Kwanzaa is an interesting case on the other end of the spectrum: created in 1966 with a specific date and set of principles, it gained widespread recognition through community adoption rather than government action. No federal or state law designates it as a holiday, yet it’s widely acknowledged as part of the American cultural calendar. That gap between official status and practical significance shows up often — plenty of days that matter deeply to large communities have no formal legal standing at all.
Here’s where people’s assumptions often collide with reality. Federal law does not require private employers to provide paid time off on holidays, and it does not require premium pay (like time-and-a-half) for employees who work on a holiday.

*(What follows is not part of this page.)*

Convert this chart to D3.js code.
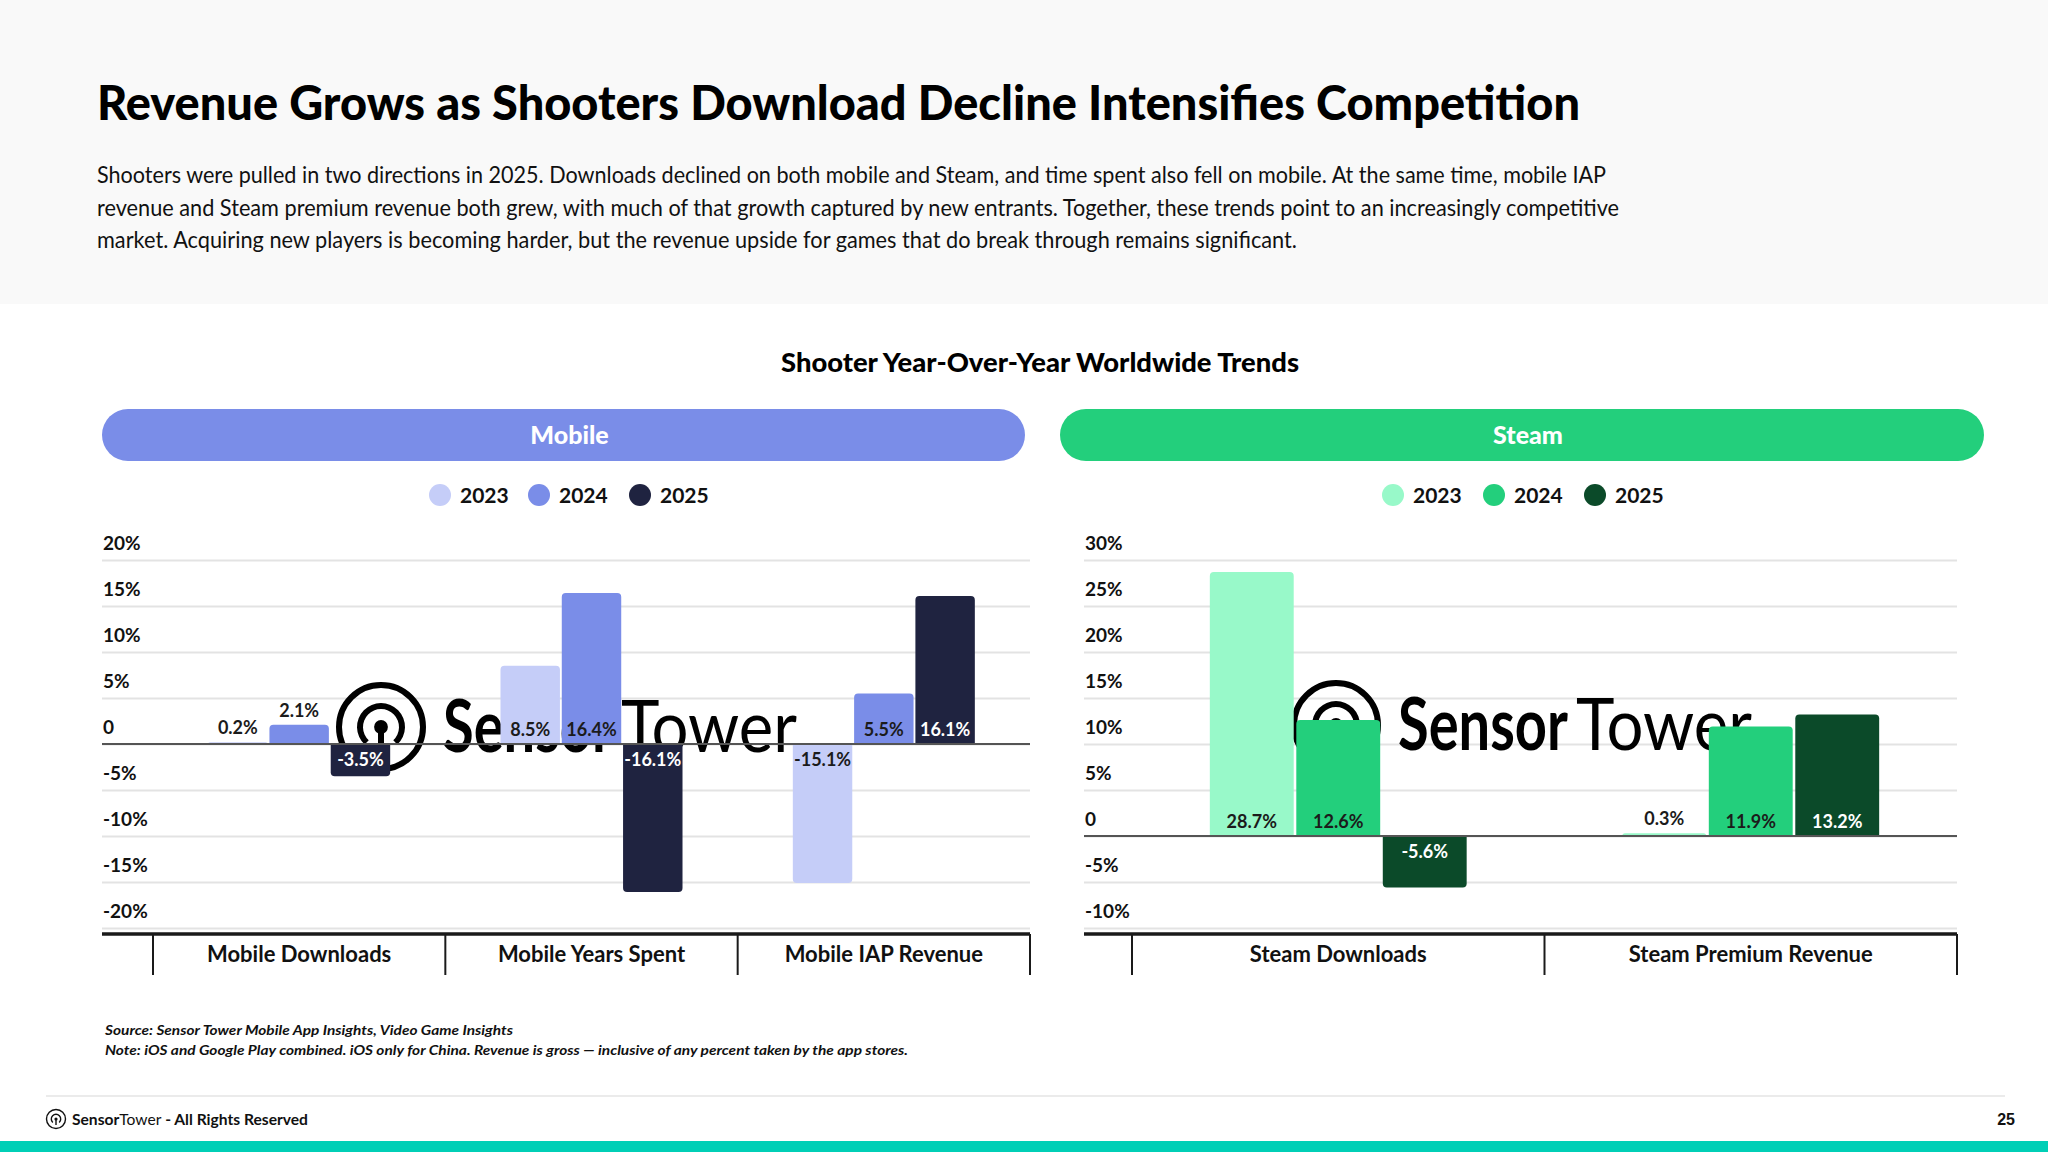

The Department of Labor is explicit about this: the Fair Labor Standards Act “does not require payment for time not worked, such as vacations or holidays (federal or otherwise).”10U.S. Department of Labor. Holiday Pay
Holiday pay, premium rates, and paid days off are matters of agreement between employers and employees — typically through employment contracts, company policies, or collective bargaining agreements. A handful of states have their own laws addressing holiday pay for certain workers, but there is no blanket federal requirement. If your employer pays you time-and-a-half on Thanksgiving, that’s company policy, not the law.
One area where the law does step in involves religious holidays. Title VII of the Civil Rights Act requires employers to make reasonable accommodations for employees whose sincerely held religious beliefs conflict with work schedules. That can include scheduling changes to allow time off for religious observances. An employer can decline only if the accommodation would create a substantial burden on the business — and coworker complaints or customer discomfort don’t count as a substantial burden.11U.S. Equal Employment Opportunity Commission. Fact Sheet: Religious Accommodations in the Workplace
Employees don’t need to make these requests in writing or use any particular phrasing. As long as the employer is aware that the employee needs a religious accommodation, the obligation to engage kicks in.